I grew up in an Evangelical church where dispensationalism was the method of biblical interpretation. 

For those not in the know, dispensationalism was devised by a Protestant preacher named John Nelson Darby. It is a system of biblical interpretation that divides history into different periods or “dispensations.” It tends to focus on prophecies of the future end times.

The “rapture” is the belief that Jesus will come in glory and take all the believers up to heaven with him in “the twinkling of an eye,” and various dispensationalist preachers (as well as preachers of other sects) have fallen into the trap of predicting from the Bible when this event will take place. 

One of the most recent was the prediction that Jesus would come again in glory Saturday, May 21, 2011. 

Jesus stayed home on that day.

I’m so grateful for the authority of the Catholic Church, which provides a check and balance against private revelation. If a Catholic priest starts spouting about dates for the end of the world, or some peasant girl reports seeing the Blessed Virgin Mary, or a baker sees the face of Mother Teresa in a bagel, the Catholic response is really very pleasing.

The Catholic authorities treat all such claims with admirable forbearance and good manners. “You have seen the face of Jesus in a burned marshmallow and he said to you, “have s’more” and you interpreted this to be a sign and message from heaven?
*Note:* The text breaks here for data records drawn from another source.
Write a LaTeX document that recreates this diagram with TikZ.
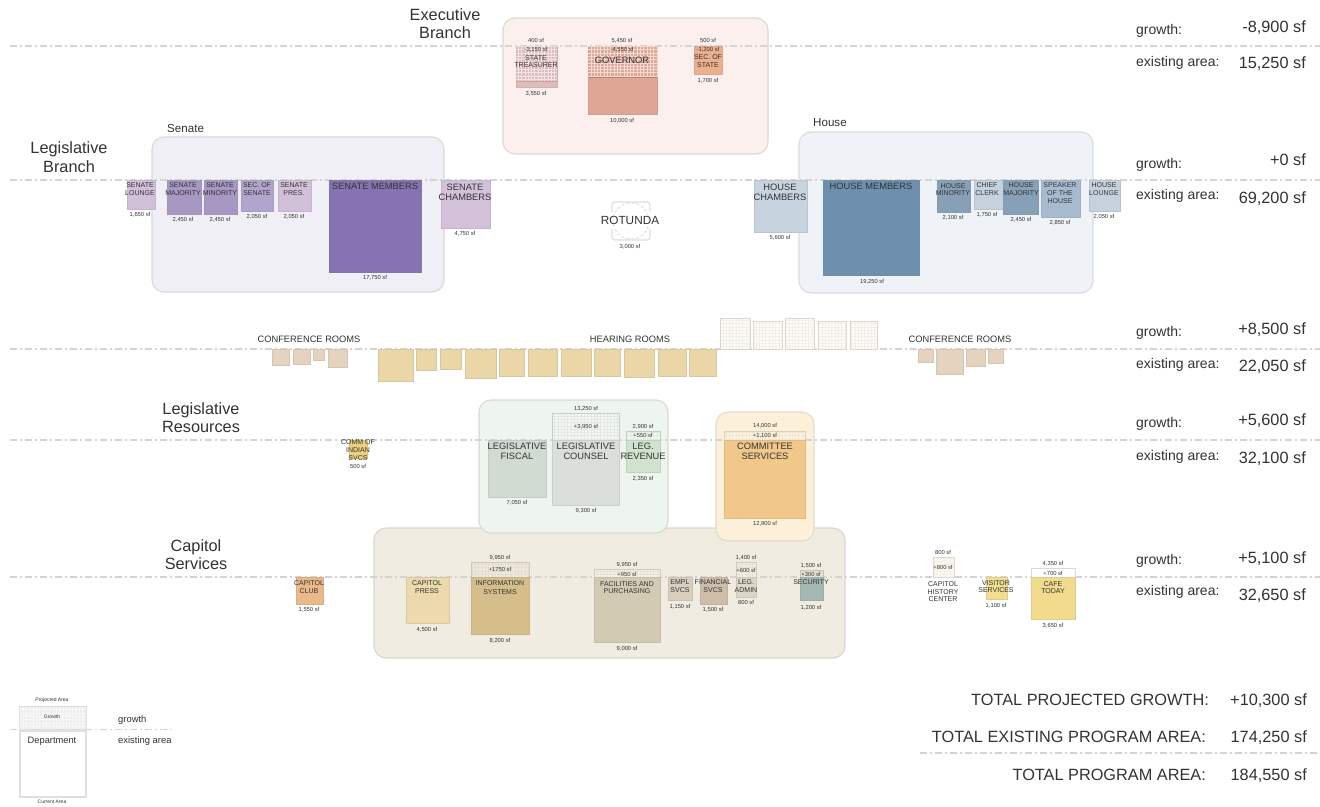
\documentclass[tikz,border=0pt]{standalone}
\usepackage{fontspec}
\setmainfont{Liberation Sans}
\newcounter{lblc}
\definecolor{ink}{HTML}{333333}
\definecolor{trline}{HTML}{C9A0A0}
\definecolor{govline}{HTML}{C08070}
\definecolor{cafeedge}{HTML}{DDDAD0}
\definecolor{legendedge}{HTML}{E0E0E0}
\tikzset{
  zone/.style={line width=1.1pt,rounded corners=12pt},
  room/.style={line width=1pt},
  axisline/.style={draw=black!17,line width=1.1pt,dash pattern=on 7pt off 3pt on 2pt off 3pt},
  fine/.style={line width=.25pt,draw opacity=.6},
  txt/.style={inner sep=0pt,text=ink,anchor=base},
  txtl/.style={txt,anchor=base west},
  txtr/.style={txt,anchor=base east}
}
% zone: x0 y0 x1 y1 fill border
\newcommand{\zonebox}[6]{\definecolor{ca}{HTML}{#5}\definecolor{cb}{HTML}{#6}\path[zone,fill=ca,draw=cb] (#1,#2) rectangle (#3,#4);}
% room: x0 y0 x1 y1 colour
\newcommand{\roombox}[5]{\definecolor{ca}{HTML}{#5}\path[room,fill=ca,draw=ca!82!gray] (#1,#2) rectangle (#3,#4);}
% hatch: x0 y0 x1 y1 colour name
\newcommand{\hatch}[5]{\begin{scope}[y=1pt]\draw[fine,draw=#5] (#1,-#4) grid[xstep=3.3,ystep=3.3] (#3,-#2);\end{scope}}
% grid panel: x0 y0 x1 y1 fill gridcolour border
\newcommand{\gridbox}[7]{\definecolor{ca}{HTML}{#5}\definecolor{cb}{HTML}{#6}\definecolor{cc}{HTML}{#7}\path[fill=ca] (#1,#2) rectangle (#3,#4);
  \hatch{#1}{#2}{#3}{#4}{cb}
  \draw[room,draw=cc] (#1,#2) rectangle (#3,#4);}
% text: size x y text
\newcommand{\T}[4]{\stepcounter{lblc}\node[txt] (t\arabic{lblc}) at ({#2},{#3+0.36*#1}) {\fontsize{#1}{#1}\selectfont #4};}
\newcommand{\TL}[4]{\stepcounter{lblc}\node[txtl] (t\arabic{lblc}) at ({#2},{#3+0.36*#1}) {\fontsize{#1}{#1}\selectfont #4};}
\newcommand{\TR}[4]{\stepcounter{lblc}\node[txtr] (t\arabic{lblc}) at ({#2},{#3+0.36*#1}) {\fontsize{#1}{#1}\selectfont #4};}
\begin{document}
\begin{tikzpicture}[x=1pt,y=-1pt]
\useasboundingbox (0,0) rectangle (1320,806);
\fill[white] (0,0) rectangle (1320,806);
% zones
\zonebox{503}{18}{768}{154}{FCF0EE}{DDD8D5}
\zonebox{152}{137}{444}{292}{F0EFF6}{D9D8DE}
\zonebox{799}{132}{1093}{293}{EFF2F7}{D9DCE0}
\zonebox{374}{528}{845}{658}{F0ECE2}{D9D6CD}
\zonebox{479}{400}{668}{533}{EEF5EF}{D5DCD6}
\zonebox{716}{412}{814}{541}{FDF0D9}{E2DCCB}
% axis lines
\foreach \yy in {46,180,349,440,577}{\draw[axisline] (10,\yy) -- (1320,\yy);}
\draw[axisline] (10,729.5) -- (173,729.5);
\draw[axisline] (920,753) -- (1320,753);
% Executive
\roombox{516}{46}{557}{87}{E0BDBD}
\hatch{516}{46}{557}{81}{white}
\draw[line width=.6pt,draw=trline] (516,81) -- (557,81);
\roombox{588}{46}{657}{114}{DFA595}
\hatch{588}{46}{657}{77}{white}
\draw[line width=.6pt,draw=govline] (588,77) -- (657,77);
\roombox{694}{46}{722}{74}{EDB08E}
\T{5.8}{536}{40}{400 sf}
\T{5.8}{536}{49}{-3,150 sf}
\T{7}{536}{57.5}{STATE}
\T{7}{536}{65}{TREASURER}
\T{5.8}{536}{93}{3,550 sf}
\T{5.8}{622}{40}{5,450 sf}
\T{5.8}{622}{49}{-4,550 sf}
\T{9.3}{622}{60}{GOVERNOR}
\T{5.8}{622}{120}{10,000 sf}
\T{5.8}{708}{40}{500 sf}
\T{5.8}{708}{49}{-1,200 sf}
\T{7}{708}{57}{SEC. OF}
\T{7}{708}{65}{STATE}
\T{5.8}{708}{80}{1,700 sf}
% Senate
\roombox{127}{180}{155}{209}{D2C0DA}
\roombox{167}{180}{201}{214}{A798C3}
\roombox{204}{180}{237}{214}{A798C3}
\roombox{241}{180}{273}{211}{B1A5CE}
\roombox{278}{180}{311}{211}{D2C0DA}
\roombox{329}{180}{421}{272}{8674B2}
\roombox{441}{180}{490}{228}{D2C1D9}
\T{7}{140}{185}{SENATE}\T{7}{140}{193}{LOUNGE}\T{5.8}{140}{214}{1,650 sf}
\T{7}{183}{185}{SENATE}\T{7}{183}{193}{MAJORITY}\T{5.8}{183}{219}{2,450 sf}
\T{7}{220}{185}{SENATE}\T{7}{220}{193}{MINORITY}\T{5.8}{220}{219}{2,450 sf}
\T{7}{257}{185}{SEC. OF}\T{7}{257}{193}{SENATE}\T{5.8}{257}{216}{2,050 sf}
\T{7}{294}{185}{SENATE}\T{7}{294}{193}{PRES.}\T{5.8}{294}{216}{2,050 sf}
\T{9.3}{375}{186.5}{SENATE MEMBERS}\T{5.8}{375}{277}{17,750 sf}
\T{9.3}{465}{187.5}{SENATE}\T{9.3}{465}{197.5}{CHAMBERS}\T{5.8}{465}{233}{4,750 sf}
\TL{11.6}{167}{128}{Senate}
% Rotunda
\draw[line width=1.2pt,draw=black!13,rounded corners=3pt] (612,212) -- (612,202) -- (650,202) -- (650,212);
\draw[line width=1.2pt,draw=black!13,rounded corners=3pt] (612,229) -- (612,240) -- (650,240) -- (650,229);
\draw[line width=.7pt,draw=black!16,densely dashed] (631,221) circle (18);
\T{11.8}{630}{220.7}{ROTUNDA}
\T{5.8}{630}{246}{3,000 sf}
% House
\roombox{754}{180}{807}{232}{C7D3DE}
\roombox{823}{180}{919}{275}{6E8FAE}
\roombox{937}{180}{970}{212}{86A0B7}
\roombox{974}{180}{1003}{209}{C5D2DE}
\roombox{1003}{180}{1038}{214}{86A0B7}
\roombox{1041}{180}{1080}{217}{A6BBCF}
\roombox{1089}{180}{1120}{211}{C5D2DE}
\T{9.3}{780}{187.5}{HOUSE}\T{9.3}{780}{197.5}{CHAMBERS}\T{5.8}{780}{237}{5,600 sf}
\T{9.3}{871}{186.5}{HOUSE MEMBERS}\T{5.8}{872}{281}{19,250 sf}
\T{7}{953}{186}{HOUSE}\T{7}{953}{193}{MINORITY}\T{5.8}{953}{217}{2,100 sf}
\T{7}{987}{185}{CHIEF}\T{7}{987}{193}{CLERK}\T{5.8}{987}{214}{1,750 sf}
\T{7}{1021}{185}{HOUSE}\T{7}{1021}{193}{MAJORITY}\T{5.8}{1021}{219}{2,450 sf}
\T{7}{1060}{185}{SPEAKER}\T{7}{1060}{193}{OF THE}\T{7}{1060}{201}{HOUSE}\T{5.8}{1060}{222}{2,850 sf}
\T{7}{1104}{185}{HOUSE}\T{7}{1104}{193}{LOUNGE}\T{5.8}{1104}{216}{2,050 sf}
\TL{11.6}{813}{122.5}{House}
% Conference and hearing rooms
\foreach \a/\b/\c in {272/289/365,293/310/364,313/324/360,328/347/367,918/933/362,936/963/374,966/985/366,988/1003/363}{
  \roombox{\a}{349}{\b}{\c}{E5D3C0}}
\foreach \a/\b/\c in {378/413/381,416/436/370,440/461/369,465/496/378,499/524/376,528/557/376,561/591/376,594/620/376,624/654/377,658/686/376,689/716/376}{
  \roombox{\a}{349}{\b}{\c}{EBD6A8}}
\foreach \a/\b/\c in {720/750/318,753/782/321,785/814/318,818/846/321,850/877/321}{
  \gridbox{\a}{\c}{\b}{349}{FDFBF8}{EDE6DC}{DAD5D0}}
\T{9.3}{309}{339}{CONFERENCE ROOMS}
\T{9.3}{630}{339}{HEARING ROOMS}
\T{9.3}{960}{339}{CONFERENCE ROOMS}
% Legislative resources
\roombox{349}{440}{367}{458}{EDD07F}
\T{7}{358}{442}{COMM OF}\T{7}{358}{450}{INDIAN}\T{7}{358}{458}{SVCS}\T{5.8}{358}{466}{500 sf}
\roombox{488}{440}{546}{497}{D2DBD2}
\T{9.3}{517}{446}{LEGISLATIVE}\T{9.3}{517}{456}{FISCAL}\T{5.8}{517}{502}{7,050 sf}
\gridbox{552}{413}{619}{440}{F3F7F2}{D9E0D8}{C9CFC8}
\roombox{552}{440}{619}{505}{DBDFD9}
\T{5.8}{586}{408}{13,250 sf}\T{5.8}{586}{426}{+3,950 sf}
\T{9.3}{586}{446}{LEGISLATIVE}\T{9.3}{586}{456}{COUNSEL}\T{5.8}{586}{510}{9,300 sf}
\gridbox{626}{431}{660}{440}{F3F7F2}{D9E0D8}{C0CFC0}
\roombox{626}{440}{660}{472}{D1E2CF}
\T{5.8}{643}{426}{2,900 sf}\T{5.8}{643}{435}{+550 sf}
\T{9.3}{643}{446}{LEG.}\T{9.3}{643}{456}{REVENUE}\T{5.8}{643}{478}{2,350 sf}
\gridbox{724}{431}{805}{440}{FDF3E0}{EADEC8}{DDD0B8}
\roombox{724}{440}{805}{518}{F2C78A}
\T{5.8}{765}{425}{14,000 sf}\T{5.8}{765}{435}{+1,100 sf}
\T{9.3}{765}{446}{COMMITTEE}\T{9.3}{765}{456}{SERVICES}\T{5.8}{765}{523}{12,900 sf}
% Capitol services
\roombox{296}{577}{323}{604}{EBB88A}
\T{7}{309}{583}{CAPITOL}\T{7}{309}{591}{CLUB}\T{5.8}{309}{609}{1,550 sf}
\roombox{406}{577}{449}{623}{ECD9AC}
\T{7}{427}{583}{CAPITOL}\T{7}{427}{591}{PRESS}\T{5.8}{427}{629}{4,500 sf}
\gridbox{471}{562}{529}{577}{EFEADD}{DDD7C8}{CFC9B9}
\roombox{471}{577}{529}{634}{D6BE8B}
\T{5.8}{500}{557}{9,950 sf}\T{5.8}{500}{569}{+1750 sf}
\T{7}{500}{583}{INFORMATION}\T{7}{500}{592}{SYSTEMS}\T{5.8}{500}{640}{8,200 sf}
\gridbox{594}{569}{660}{577}{F5F1E8}{DED8CA}{D0CABC}
\roombox{594}{577}{660}{642}{D2CAB3}
\T{5.8}{627}{564}{9,950 sf}\T{5.8}{627}{574}{+950 sf}
\T{7}{627}{583.5}{FACILITIES AND}\T{7}{627}{591}{PURCHASING}\T{5.8}{627}{648}{9,000 sf}
\roombox{668}{577}{692}{600}{D8CFBC}
\T{7}{680}{582}{EMPL}\T{7}{680}{590}{SVCS}\T{5.8}{680}{606}{1,150 sf}
\roombox{700}{577}{727}{604}{CDBDA9}
\T{7}{713}{582}{FINANCIAL}\T{7}{713}{590}{SVCS}\T{5.8}{713}{609}{1,500 sf}
\gridbox{736}{562}{756}{577}{F3EFE5}{DED8CA}{D0CABC}
\roombox{736}{577}{756}{597}{DDD7C7}
\T{5.8}{746}{557}{1,400 sf}\T{5.8}{746}{570}{+600 sf}
\T{7}{746}{582}{LEG.}\T{7}{746}{590}{ADMIN}\T{5.8}{746}{602}{800 sf}
\gridbox{800}{570}{823}{577}{E9E6DB}{D8D4C8}{C8C4B8}
\roombox{800}{577}{823}{600}{A3B8B2}
\T{5.8}{811}{565}{1,500 sf}\T{5.8}{811}{574}{+300 sf}
\T{7}{811}{582}{SECURITY}\T{5.8}{811}{607}{1,200 sf}
\gridbox{933}{557}{954}{577}{FBF9F2}{EFEADD}{DEDBD2}
\T{5.8}{943}{552}{800 sf}\T{5.8}{943}{567}{+800 sf}
\T{7}{943}{584}{CAPITOL}\T{7}{943}{591.5}{HISTORY}\T{7}{943}{599}{CENTER}
\roombox{986}{577}{1007}{599}{F2DE8E}
\T{7}{996}{583}{VISITOR}\T{7}{996}{590}{SERVICES}\T{5.8}{996}{605}{1,100 sf}
\path[room,fill=white,draw=cafeedge] (1031,568) rectangle (1075,577);
\roombox{1031}{577}{1075}{619}{F2DB8D}
\T{5.8}{1053}{563}{4,350 sf}\T{5.8}{1053}{573}{+700 sf}
\T{7}{1053}{584}{CAFE}\T{7}{1053}{590.5}{TODAY}\T{5.8}{1053}{625}{3,650 sf}
% Headings
\T{16.3}{445}{15}{Executive}\T{16.3}{445}{33}{Branch}
\T{16.3}{69}{148}{Legislative}\T{16.3}{69}{167}{Branch}
\T{16.3}{201}{409}{Legislative}\T{16.3}{201}{427}{Resources}
\T{16.3}{196}{546}{Capitol}\T{16.3}{196}{564}{Services}
% Right-hand totals
\foreach \ga/\gb/\ea/\eb/\gv/\ev in {
  29/27/61/63/-8{,}900/15{,}250,
  163/160/194/198/+0/69{,}200,
  331/329/363/366/+8{,}500/22{,}050,
  422/420/455/458/+5{,}600/32{,}100,
  559/558/590/595/+5{,}100/32{,}650}{
  \TL{14}{1136}{\ga}{growth:}
  \TL{14}{1136}{\ea}{existing area:}
  \TR{16.3}{1306}{\gb}{\gv{} sf}
  \TR{16.3}{1306}{\eb}{\ev{} sf}
}
\TR{16.3}{1209}{700}{TOTAL PROJECTED GROWTH:}
\TR{16.3}{1206}{737}{TOTAL EXISTING PROGRAM AREA:}
\TR{16.3}{1206}{775}{TOTAL PROGRAM AREA:}
\TR{16.3}{1307}{700}{+10,300 sf}
\TR{16.3}{1307}{737}{174,250 sf}
\TR{16.3}{1307}{775}{184,550 sf}
% Legend
\gridbox{19}{706}{86}{729}{EEEEEE}{FFFFFF}{DDDDDD}
\path[line width=1.5pt,fill=white,draw=legendedge] (20,731) rectangle (86,797);
\T{5}{52}{700}{Projected Area}
\T{5}{52}{717}{Growth}
\T{9.3}{52}{740}{Department}
\T{5}{52}{802}{Current Area}
\TL{9.4}{118}{719}{growth}
\TL{9.4}{118}{740}{existing area}
\end{tikzpicture}
\end{document}
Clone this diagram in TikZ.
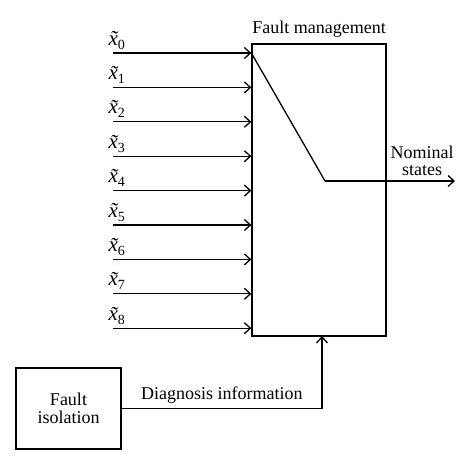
\documentclass[tikz,border=0pt]{standalone}
\usepackage{fontspec}
\setmainfont{Liberation Serif}
\usetikzlibrary{arrows.meta}
\newcommand{\xtil}[1]{{\fontsize{21}{21}\selectfont\itshape\~{x}}\raisebox{-4pt}{\fontsize{14}{14}\selectfont #1}}

\begin{document}
\begin{tikzpicture}[x=1pt,y=-1pt,line width=1.3pt,
  >={Straight Barb[length=6pt,width=11pt]},
  lbl/.style={font=\fontsize{18}{18}\selectfont},
  blk/.style={draw,rectangle,inner sep=0pt}]
\useasboundingbox (0,0) rectangle (474,466);
\node[blk,minimum width=134,minimum height=292] (fm) at (319,190) {};
\node[lbl,above,inner sep=5pt] (fmlabel) at (fm.north) {Fault management};
\node[blk,lbl,minimum width=105,minimum height=81,align=center] (fi) at (68.5,408.5) {Fault\\isolation};
% inputs
\foreach \i in {0,...,8}{
  \coordinate (in\i) at (113,{53+34.4*\i});
  \draw[->] (in\i) -- (in\i -| fm.west);
  \node[anchor=base west,inner sep=0pt] (x\i) at ([xshift=-5,yshift=8]in\i) {\xtil{\i}};
}
% switch
\coordinate (sw) at (325,181);
\coordinate (out) at (455,181);
\draw (in0 -| fm.west) -- (sw);
\draw[->] (sw) -- (out);
\node[lbl,align=center] (nom) at (422,161) {Nominal\\[-1pt]states};
% diagnosis
\coordinate (diag) at (322,336);
\draw[->] (fi.east) -| (diag) node[lbl,pos=0.25,above,inner sep=4pt] (dlabel) {Diagnosis information};
\end{tikzpicture}
\end{document}
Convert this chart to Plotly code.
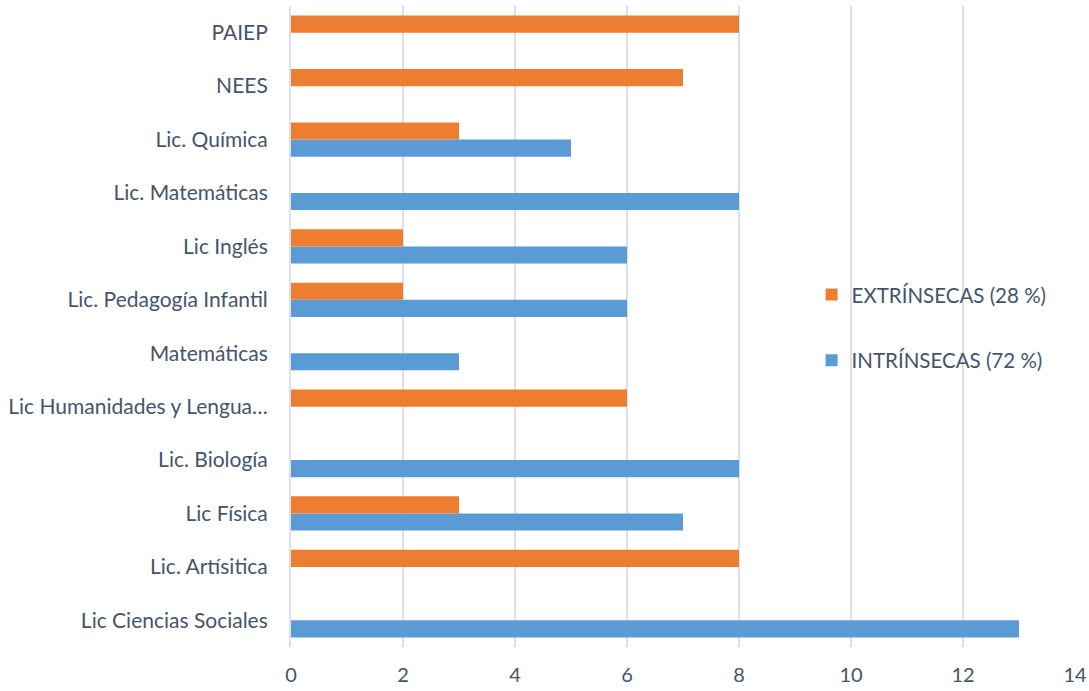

How interesting. Well, certainly supernatural occurrences are possible, and we wouldn’t want to discount it immediately, but let’s investigate it, shall we? And when we’ve looked into the whole matter we’ll decide whether you have heard a voice from heaven and had a vision from God or not. Is that all right with you? Very good. Don’t call us. We’ll call you. Next?”

What is delightful about this response is that it does not reject the visionary or mystic with cynicism or ridicule. Catholics believe that strange things do happen. We believe that saints levitate, dead bodies remain incorrupt, that apparitions occur and the Holy Spirit supernaturally guides the Church, and that one of the ways he may do this is through personal insights, new understandings and mystical experiences.

So the Catholic Church weighs it all up, checks Sacred Scripture, checks the new revelation or mystical experience against the 2,000-year tradition of the Church and says ‘yes’ or ‘no.’ Lest people think that the Catholic Church always says ‘No’, consider the acceptance of the Divine Mercy devotion given to St. Faustina, the acceptance of the Sacred Heart devotion given to St. Margaret Mary, the acceptance of the various approved Marian apparitions, the acceptance of the new set of mysteries for the Holy Rosary, etc.

What interests me specifically about the predictions of the Rapture is that it brings us to the larger question of private revelation and private interpretation. Dispensationalists who prognosticate about the future are, no doubt sincere. The preachers and their followers really have been convinced. They have given up their jobs, stood on hillsides awaiting the return of the Lord, risked ridicule and set out to convince all that the end is nigh.

Now, how is this, from a philosophical point of view, any different from any other Protestant group passionately embracing some innovation, new belief or practice? How is it different, for example, from the Anglican Church deciding to ordain women to the priesthood or a Catholic sect getting fanatical about some visionary? 

 Like end-of-the-world preachers they are very sincere and well-meaning. They really, honestly and truly do believe that the Holy Spirit is leading the Church to ordain women as priests and bishops or that their visionary has a hotline to heaven.

They have their Bible verses all lined up. They have their arguments in place and they are just as passionately and firmly convinced about the rightness of women’s ordination to the priesthood or that their visionary is the new St. Bernadette as the end time preachers are about the Lord’s return.

“Whoa!” You can’t really compare Anglicans and Catholics to the fundamentalist preachers! I am the first to admit that most of the folks arguing for women’s ordination are more articulate and educated than some of the backwoods preachers, and many might say that the proposal to have women ordained and the writings of the very holy visionary are much more sane, much more eminently sensible than the preacher’s outrageous predictions and prognostications. 

Furthermore, the polite Anglicans and pious Catholics who follow the visionary are probably more amenable, urbane and reasonable. But my point is that underlying both the preacher’s bizarre prophecies and women’s ordination or the visionary’s predictions is the same quicksand of private interpretation and private revelation.

When an individual or a group of Christians becomes sincerely and truly convinced of a particular belief or a particular devotion or a particular practice who decides is it is authentic? What authority on earth is able to make the call as to whether they are right or wrong?

Either there is such an authority or there is not. If there is not, then anything goes, and whatever your sincere opinion is about religion, it is nothing more than a sincere opinion and yours is really just as valid as the next person’s. 

You get to choose…the Dispensationalists or Mennonites, Anglicans or Adventists, Mormons or Methodists or Megachurch or Snake Handlers, Church of God or Assemblies of God or Church of Christ or Disciples of Christ or Christian Disciples or the Four Square Worldwide Church of God or Christian Science or…

Or then there is the Catholic Church.